There’s much more. Under Gonzales, the Justice Department has failed to pursue violations of civil rights and voting rights laws. He has failed to investigate and prosecute criminal acts committed by civilians in the torture or abuse of detainees, failed to investigate and prosecute criminal acts and violations of the law resulting from the warrantless spying program, and championed renewal of the Patriot Act despite widespread bipartisan civil liberties concerns. His department’s own inspector general discovered that the FBI underreported, misused and otherwise abused the Patriot Act’s National Security Letter provisions.
The attorney general failed to investigate possible perjury by a top general about abusive interrogation techniques, his department reversed the findings of its panel of experts that a Georgia voter identification law would discriminate against minorities, and further failed to uphold his duties as attorney general by forcing out experienced career attorneys in Justice’s Civil Rights Division and replacing them with less experienced, political loyalists.

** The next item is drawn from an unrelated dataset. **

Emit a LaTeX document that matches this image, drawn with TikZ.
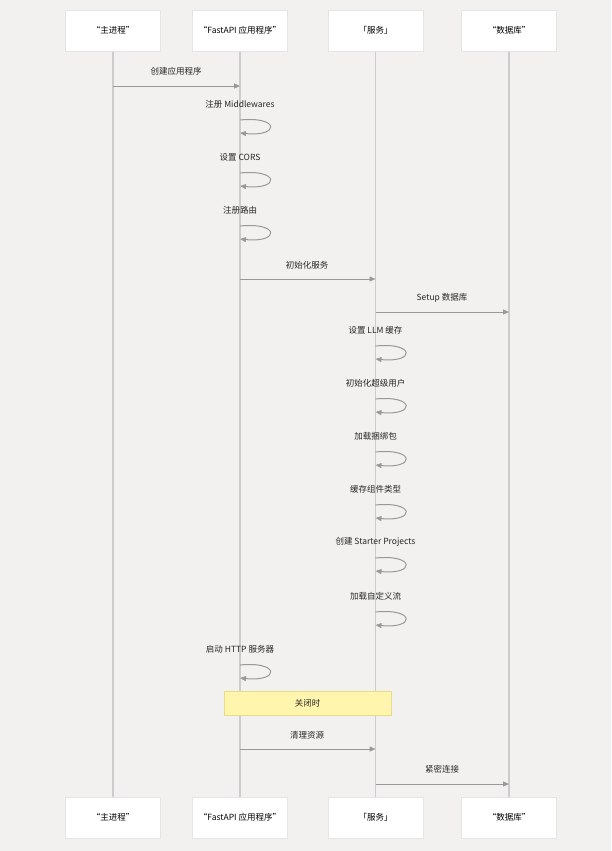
\documentclass[tikz,border=0pt]{standalone}
\usepackage{fontspec}
\setmainfont{Noto Sans CJK SC}
\usetikzlibrary{arrows.meta}
\definecolor{bg}{HTML}{F2F1F0}
\definecolor{life}{HTML}{CCCCCC}
\definecolor{msg}{HTML}{999999}
\definecolor{notef}{HTML}{FFF5AD}
\definecolor{noted}{HTML}{E8DC8A}
\tikzset{x=1pt,y=-1pt,
 actor/.style={draw=white!90!black,fill=white,minimum width=95pt,minimum height=41pt,font=\fontsize{8.5}{10}\selectfont,inner sep=0},
 lifeline/.style={draw=life,line width=1.4pt},
 msgline/.style={draw=msg,line width=1pt,-{Triangle[length=6pt,width=5pt]}},
 lbl/.style={font=\fontsize{8.5}{10}\selectfont,text=black!85},
}
\newcommand{\selfloop}[3]{% x, y top, label
 \node[lbl] at (#1,#2-16) {#3};
 \draw[msgline] (#1,#2) .. controls (#1+40,#2-4) and (#1+40,#2+17) .. (#1,#2+13);
}
\begin{document}
\begin{tikzpicture}
\fill[bg] (0,0) rectangle (611,851);
\useasboundingbox (0,0) rectangle (611,851);
\foreach \n/\x/\t in {a/113/“主进程”,b/240/“FastAPI 应用程序”,c/375.5/「服务」,d/509/“数据库”}{
 \draw[lifeline] (\x,51) -- (\x,797);
 \node[actor] (\n top) at (\x,30.5) {\t};
 \node[actor] (\n bot) at (\x,817.5) {\t};
}
\node[draw=noted,fill=notef,minimum width=167pt,minimum height=24pt,lbl] (note) at (307.5,703) {关闭时};
% messages
\node[lbl] (m1) at (176,71) {创建应用程序};
\draw[msgline] (113,86) -- (240,86);
\selfloop{240}{120}{注册 Middlewares}
\selfloop{240}{173}{设置 CORS}
\selfloop{240}{226}{注册路由}
\node[lbl] (m2) at (307,265) {初始化服务};
\draw[msgline] (240,279) -- (375.5,279);
\node[lbl] (m3) at (442,298) {Setup 数据库};
\draw[msgline] (375.5,312) -- (509,312);
\selfloop{375.5}{346}{设置 LLM 缓存}
\selfloop{375.5}{399}{初始化超级用户}
\selfloop{375.5}{452}{加载捆绑包}
\selfloop{375.5}{505}{缓存组件类型}
\selfloop{375.5}{558}{创建 Starter Projects}
\selfloop{375.5}{612}{加载自定义流}
\selfloop{240}{665}{启动 HTTP 服务器}
\node[lbl] (m4) at (307,735) {清理资源};
\draw[msgline] (240,749) -- (375.5,749);
\node[lbl] (m5) at (442,769) {紧密连接};
\draw[msgline] (375.5,784) -- (509,784);
\end{tikzpicture}
\end{document}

This didn’t just start in Washington, of course. Back home in Texas, Gonzales drafted the infamous clemency memos for Governor Bush, which failed to mention key factors in each case including evidence of innocence that supported clemency for death row inmates.
The president and the attorney general are a tight-knit crew. The attorney general provides tailor-made legal support for the president; the president reciprocates with unwavering political support. It’s a cozy relationship for those two, but disastrous for our nation and its rule of law. “No confidence” doesn’t even begin to cover it.